Dizia mal, não porque a comunicação social não tenha agendas nem seja tendenciosa – tem e é – mas porque o abuso dos poderes do Estado é uma ofensa civilizacional e as dificuldades no desempenho de missões de segurança uma fatalidade. Que justifica um estatuto especial, incluindo remuneratório, mas não poderes não sindicados que se possam traduzir em abusos.

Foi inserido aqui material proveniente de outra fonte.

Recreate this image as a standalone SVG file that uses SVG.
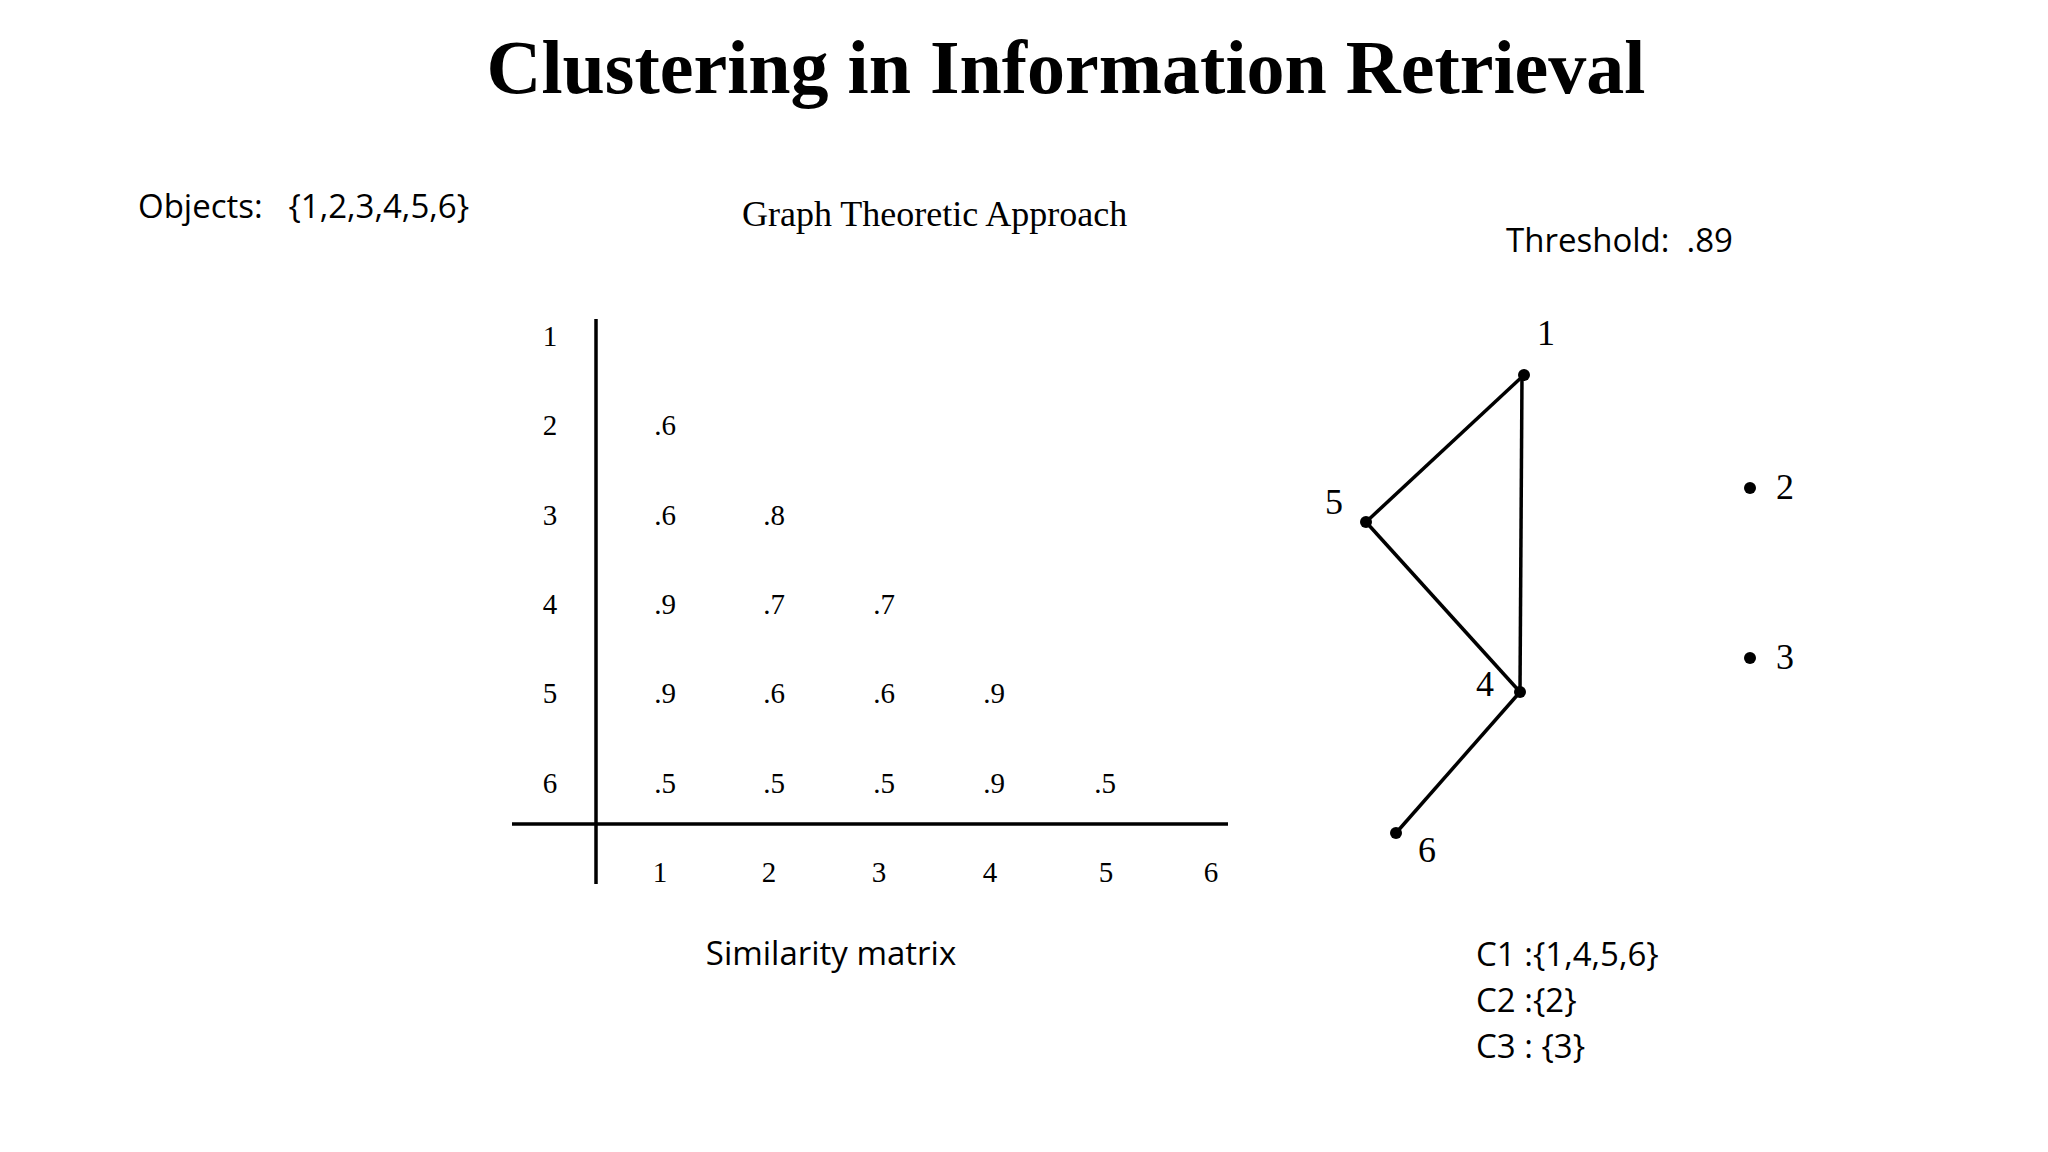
<svg xmlns="http://www.w3.org/2000/svg" width="2048" height="1152" viewBox="0 0 2048 1152">
<style>
.s{font-family:"Liberation Serif",serif;font-size:29px;fill:#000}
.g{font-family:"Liberation Serif",serif;font-size:36px;fill:#000}
.c{font-family:"Open Sans","Liberation Sans",sans-serif;font-size:33px;fill:#000;white-space:pre}
.ln{stroke:#000;stroke-width:3.5;fill:none}
</style>
<rect width="2048" height="1152" fill="#fff"/>
<text x="1066" y="93" text-anchor="middle" font-family="Liberation Serif,serif" font-weight="bold" font-size="76">Clustering in Information Retrieval</text>
<text class="c" x="138" y="218" xml:space="preserve">Objects:   {1,2,3,4,5,6}</text>
<text class="g" x="742" y="226" font-size="37">Graph Theoretic Approach</text>
<text class="c" x="1506" y="252" xml:space="preserve">Threshold:  .89</text>
<g id="matrix">
<line class="ln" x1="596" y1="319" x2="596" y2="884"/>
<line class="ln" x1="512" y1="824" x2="1228" y2="824"/>
<g class="s" text-anchor="middle">
<text x="550" y="346">1</text><text x="550" y="435">2</text><text x="550" y="525">3</text><text x="550" y="614">4</text><text x="550" y="703">5</text><text x="550" y="793">6</text>
<text x="665" y="435">.6</text>
<text x="665" y="525">.6</text><text x="774" y="525">.8</text>
<text x="665" y="614">.9</text><text x="774" y="614">.7</text><text x="884" y="614">.7</text>
<text x="665" y="703">.9</text><text x="774" y="703">.6</text><text x="884" y="703">.6</text><text x="994" y="703">.9</text>
<text x="665" y="793">.5</text><text x="774" y="793">.5</text><text x="884" y="793">.5</text><text x="994" y="793">.9</text><text x="1105" y="793">.5</text>
<text x="660" y="882">1</text><text x="769" y="882">2</text><text x="879" y="882">3</text><text x="990" y="882">4</text><text x="1106" y="882">5</text><text x="1211" y="882">6</text>
</g>
<text class="c" x="831" y="965" text-anchor="middle">Similarity matrix</text>
</g>
<g id="edges">
<line class="ln" x1="1524" y1="375" x2="1366" y2="522"/>
<line class="ln" x1="1522" y1="375" x2="1520" y2="692"/>
<line class="ln" x1="1366" y1="522" x2="1520" y2="692"/>
<line class="ln" x1="1520" y1="692" x2="1396" y2="833"/>
</g>
<g id="n1"><circle cx="1524" cy="375" r="6"/><text class="g" x="1537" y="345">1</text></g>
<g id="n5"><circle cx="1366" cy="522" r="6"/><text class="g" x="1325" y="514">5</text></g>
<g id="n4"><circle cx="1520" cy="692" r="6"/><text class="g" x="1476" y="696">4</text></g>
<g id="n6"><circle cx="1396" cy="833" r="6"/><text class="g" x="1418" y="862">6</text></g>
<g id="n2"><circle cx="1750" cy="488" r="6"/><text class="g" x="1776" y="499">2</text></g>
<g id="n3"><circle cx="1750" cy="658" r="6"/><text class="g" x="1776" y="669">3</text></g>
<text class="c" x="1476" y="966">C1 :{1,4,5,6}</text>
<text class="c" x="1476" y="1012">C2 :{2}</text>
<text class="c" x="1476" y="1058">C3 : {3}</text>
</svg>
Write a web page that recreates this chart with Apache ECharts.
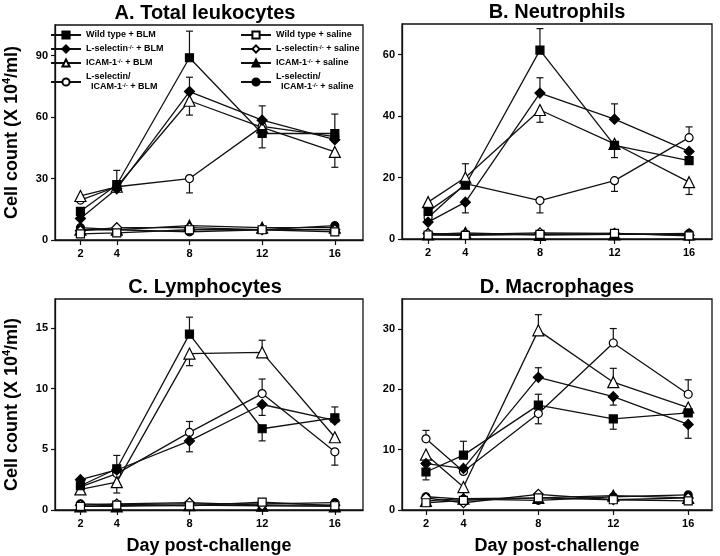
<!DOCTYPE html>
<html>
<head>
<meta charset="utf-8">
<script src="https://cdn.jsdelivr.net/npm/echarts@6/dist/echarts.min.js"></script>
<style>
    html, body { margin: 0; padding: 0; background: #fff; }
    #chart { width: 720px; height: 556px; }
</style>
</head>
<body>
<div id="chart"></div>
<script>
const days = [2, 4, 8, 12, 16]
const groups = [
    'Wild type + BLM', 'L-selectin + BLM', 'ICAM-1 + BLM', 'L-selectin/ICAM-1 + BLM',
    'Wild type + saline', 'L-selectin + saline', 'ICAM-1 + saline', 'L-selectin/ICAM-1 + saline'
]
const panelTitles = ['A. Total leukocytes', 'B. Neutrophils', 'C. Lymphocytes', 'D. Macrophages']

// rows follow the groups order
const leukocytes = [
    [14, 27, 89, 52, 52],
    [10.5, 25, 72.5, 58.5, 49],
    [21.5, 26, 68, 55, 43],
    [19.5, 26, 30, 55.5, 50.5],
    [3, 3.5, 5, 5, 4],
    [4.5, 6, 6, 5, 5],
    [5, 5, 7, 6, 6],
    [6, 5, 4, 5, 7]
]
const leukocytesErr = [
    [null, 34, 102, 45, 61.5],
    [null, null, 79.5, 65.5, null],
    [null, null, 61, null, 35.5],
    [null, null, 23, null, null],
    [null, null, null, null, null],
    [null, null, null, null, null],
    [null, null, null, null, null],
    [null, null, null, null, null]
]
const neutrophils = [
    [9, 17.5, 61.5, 30.5, 25.5],
    [5.5, 12, 47.5, 39, 28.5],
    [12, 20, 42, 31, 18.5],
    [7, 18, 12.5, 19, 33],
    [1.3, 1.2, 1.5, 1.8, 1],
    [1.8, 1.5, 2, 1.8, 1.2],
    [1.5, 2, 1.3, 1.5, 1.5],
    [1.5, 1.6, 1.5, 1.5, 1.8]
]
const neutrophilsErr = [
    [null, null, 68.5, null, null],
    [null, 8.5, 52.5, 44, null],
    [null, 24.5, 38, 26.5, 14.5],
    [null, null, 8.5, 15.5, 36.5],
    [null, null, null, null, null],
    [null, null, null, null, null],
    [null, null, null, null, null],
    [null, null, null, null, null]
]
const lymphocytes = [
    [2, 3.4, 14.5, 6.7, 7.6],
    [2.5, 3.3, 5.7, 8.7, 7.4],
    [1.7, 2.3, 12.9, 13, 6],
    [1.9, 3, 6.4, 9.6, 4.8],
    [0.3, 0.4, 0.35, 0.65, 0.35],
    [0.4, 0.5, 0.6, 0.4, 0.4],
    [0.3, 0.3, 0.4, 0.35, 0.3],
    [0.5, 0.45, 0.5, 0.5, 0.6]
]
const lymphocytesErr = [
    [null, 4.5, 15.9, 5.7, 8.5],
    [null, null, 4.8, 7.8, null],
    [null, 1.4, 11.9, 14, null],
    [null, null, 7.3, 10.8, 3.7],
    [null, null, null, null, null],
    [null, null, null, null, null],
    [null, null, null, null, null],
    [null, null, null, null, null]
]
const macrophages = [
    [6.3, 9.1, 17.4, 15.1, 16.1],
    [7.7, 6.9, 22, 18.8, 14.2],
    [9.2, 3.8, 29.8, 21.2, 17],
    [11.8, 6.4, 16, 27.7, 19.2],
    [1.2, 1.6, 2, 1.7, 1.5],
    [2, 1.2, 2.6, 1.7, 2],
    [1.5, 1.9, 2, 2.4, 2],
    [2.2, 1.8, 1.6, 2.2, 2.5]
]
const macrophagesErr = [
    [5, 11.4, 19.2, 13.4, null],
    [null, null, 23.6, 17.4, 11.9],
    [null, null, 32.4, 23.5, null],
    [13.2, null, 14.3, 30.1, 21.6],
    [null, null, null, null, null],
    [null, null, null, null, null],
    [null, null, null, null, null],
    [null, null, null, null, null]
]
const yTicks = [[0, 30, 60, 90], [0, 20, 40, 60], [0, 5, 10, 15], [0, 10, 20, 30]]

const panelValues = [leukocytes, neutrophils, lymphocytes, macrophages]
const panelErrors = [leukocytesErr, neutrophilsErr, lymphocytesErr, macrophagesErr]

// 显示用的图例文字（带上标）
const legendLabels = {
    'Wild type + BLM': 'Wild type + BLM',
    'L-selectin + BLM': 'L-selectin{sup|-/-} + BLM',
    'ICAM-1 + BLM': 'ICAM-1{sup|-/-} + BLM',
    'L-selectin/ICAM-1 + BLM': 'L-selectin/\n  ICAM-1{sup|-/-} + BLM',
    'Wild type + saline': 'Wild type + saline',
    'L-selectin + saline': 'L-selectin{sup|-/-} + saline',
    'ICAM-1 + saline': 'ICAM-1{sup|-/-} + saline',
    'L-selectin/ICAM-1 + saline': 'L-selectin/\n  ICAM-1{sup|-/-} + saline'
}
const symbols = ['rect', 'diamond', 'triangle', 'circle', 'rect', 'diamond', 'triangle', 'circle']
const symbolSizes = [8, 10, 11, 8, 8, 10, 11, 8]
const filled = [true, true, false, false, false, false, true, true]

const FONT = '"Liberation Sans", Arial, sans-serif'
const INK = '#111'

// 面板位置
const grids = [
    { left: 47, top: 25, width: 316, height: 215 },
    { left: 402, top: 24, width: 310, height: 215 },
    { left: 47, top: 299, width: 316, height: 214 },
    { left: 402, top: 299, width: 310, height: 214 }
]
const xRanges = [[0.6, 17.55], [0.6, 17.23], [0.6, 17.55], [0.72, 17.27]]
const yMax = [105, 70, 17.4, 35]

const chart = echarts.init(document.getElementById('chart'))

const option = {
    animation: false,
    grid: grids.map(g => ({ ...g, show: true, borderColor: INK, borderWidth: 1.3, backgroundColor: 'transparent' })),
    xAxis: grids.map((g, i) => ({
        type: 'value',
        gridIndex: i,
        min: xRanges[i][0],
        max: xRanges[i][1],
        splitLine: { show: false },
        axisLine: { show: true, lineStyle: { color: INK, width: 1.3 } },
        axisTick: { show: true, length: 5, customValues: days, lineStyle: { color: INK, width: 1.2 } },
        axisLabel: { customValues: days, margin: 8, fontSize: 11, fontWeight: 'bold', fontFamily: FONT, color: '#000' },
        name: i >= 2 ? 'Day post-challenge' : '',
        nameLocation: 'middle',
        nameGap: 27,
        nameTextStyle: { fontSize: 18, fontWeight: 'bold', fontFamily: FONT, color: '#000' }
    })),
    yAxis: grids.map((g, i) => ({
        type: 'value',
        gridIndex: i,
        min: 0,
        max: yMax[i],
        splitLine: { show: false },
        axisLine: { show: true, lineStyle: { color: INK, width: 1.3 } },
        axisTick: { show: true, length: 4, customValues: yTicks[i], lineStyle: { color: INK, width: 1.2 } },
        axisLabel: { customValues: yTicks[i], margin: 7, fontSize: 11, fontWeight: 'bold', fontFamily: FONT, color: '#000' },
        name: i % 2 === 0 ? 'Cell count (X 10{sup|4}/ml)' : '',
        nameLocation: 'middle',
        nameGap: 32,
        nameTextStyle: {
            fontSize: 18, fontWeight: 'bold', fontFamily: FONT, color: '#000',
            rich: { sup: { fontSize: 11, fontWeight: 'bold', fontFamily: FONT, color: '#000', verticalAlign: 'top', lineHeight: 22 } }
        }
    })),
    legend: [
        { data: groups.slice(0, 4), left: 50 },
        { data: groups.slice(4), left: 240 }
    ].map(l => ({
        ...l,
        top: 30,
        padding: 0,
        orient: 'vertical',
        selectedMode: false,
        itemWidth: 30,
        itemHeight: 9,
        itemGap: 4,
        formatter: name => legendLabels[name],
        textStyle: {
            fontSize: 9, fontWeight: 'bold', fontFamily: FONT, color: '#000', lineHeight: 10,
            rich: { sup: { fontSize: 6, fontWeight: 'bold', fontFamily: FONT, color: '#000', verticalAlign: 'top', lineHeight: 10 } }
        }
    })),
    graphic: grids.map((g, i) => ({
        type: 'text',
        x: g.left + g.width / 2,
        y: g.top - 12,
        style: {
            text: panelTitles[i],
            textAlign: 'center',
            textVerticalAlign: 'middle',
            fontSize: 20,
            fontWeight: 'bold',
            fontFamily: FONT,
            fill: '#000'
        }
    })),
    series: []
}

// 误差线
const errorBar = (params, api) => {
    const x = api.value(0)
    const p0 = api.coord([x, api.value(1)])
    const p1 = api.coord([x, api.value(2)])
    const w = 3.5
    const style = { stroke: INK, lineWidth: 1.2 }
    return {
        type: 'group',
        children: [
            { type: 'line', shape: { x1: p0[0], y1: p0[1], x2: p1[0], y2: p1[1] }, style },
            { type: 'line', shape: { x1: p1[0] - w, y1: p1[1], x2: p1[0] + w, y2: p1[1] }, style }
        ]
    }
}

panelValues.forEach((vals, p) => {
    const bars = []
    panelErrors[p].forEach((errs, g) => {
        errs.forEach((e, k) => {
            if (e !== null) bars.push([days[k], vals[g][k], e])
        })
    })
    option.series.push({
        type: 'custom',
        xAxisIndex: p,
        yAxisIndex: p,
        renderItem: errorBar,
        encode: { x: 0, y: [1, 2] },
        data: bars,
        z: 1,
        silent: true
    })
    // saline 在下，BLM 在上
    for (let g = groups.length - 1; g >= 0; g--) {
        option.series.push({
            type: 'line',
            name: groups[g],
            xAxisIndex: p,
            yAxisIndex: p,
            data: days.map((d, k) => [d, vals[g][k]]),
            symbol: symbols[g],
            symbolSize: symbolSizes[g],
            showAllSymbol: true,
            lineStyle: { color: INK, width: 1.3 },
            itemStyle: { color: filled[g] ? '#000' : '#fff', borderColor: '#000', borderWidth: 1.2 },
            emphasis: { disabled: true },
            z: 3
        })
    }
})

chart.setOption(option)
</script>
</body>
</html>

Poderes não sindicados tem-nos também, em parte, o Ministério Público, e deles não tem feito bom uso: basta lembrar o caso Sócrates, um monumento à inoperância e ao falhanço, a tal ponto que não é certo que venha a ser julgado com a maior parte dos seus antigos eleitores ainda vivos; e têm-nos as polícias, a AT, a ASAE, os agentes de execução e inúmeros outros serviços públicos que todos os dias cometem pequenos e grandes abusos que nunca chegam à opinião pública porque há a cultura difusa do respeitinho, a ideia deletéria de que esse é um preço que é preciso pagar em nome de bens maiores e a triste realidade da impunidade.
A impunidade é a pedra de toque: um homem morreu e isso será sancionado, mas quantas centenas ou milhares foram vítimas de atropelos menores que nunca ninguém conheceu? A AT aparece às vezes nas notícias porque praticou uma qualquer barbaridade que lesou centenas de contribuintes, ou por um ou outro caso escandaloso que um jornalista se lembrou de trombetear, mas quantos funcionários foram castigados por obrigarem a ir para tribunal contribuintes cujo caso é igual ao de outros que já obtiveram ganho de causa, ou por liquidarem empresas viáveis com acusações delirantes? O polícia que abusa porque está mal disposto ou vê demasiados filmes americanos, e que foi objecto de queixa, quantas vezes foi investigado? E os responsáveis (chefes disto e daquilo, directores-gerais, comandantes, ministros, e todos os que têm atribuições de direcção e são pagos pelo contribuinte), quantas vezes decidiram zangar-se com os seus subordinados, a benefício dos estranhos a quem deveriam servir, que não são os mesmos que estão sob a sua alçada?
É na maneira como se encara o abusozinho anódino que está a chave. Porque, ao contrário do que diz o bordão, quem pode o menos acaba por poder o mais.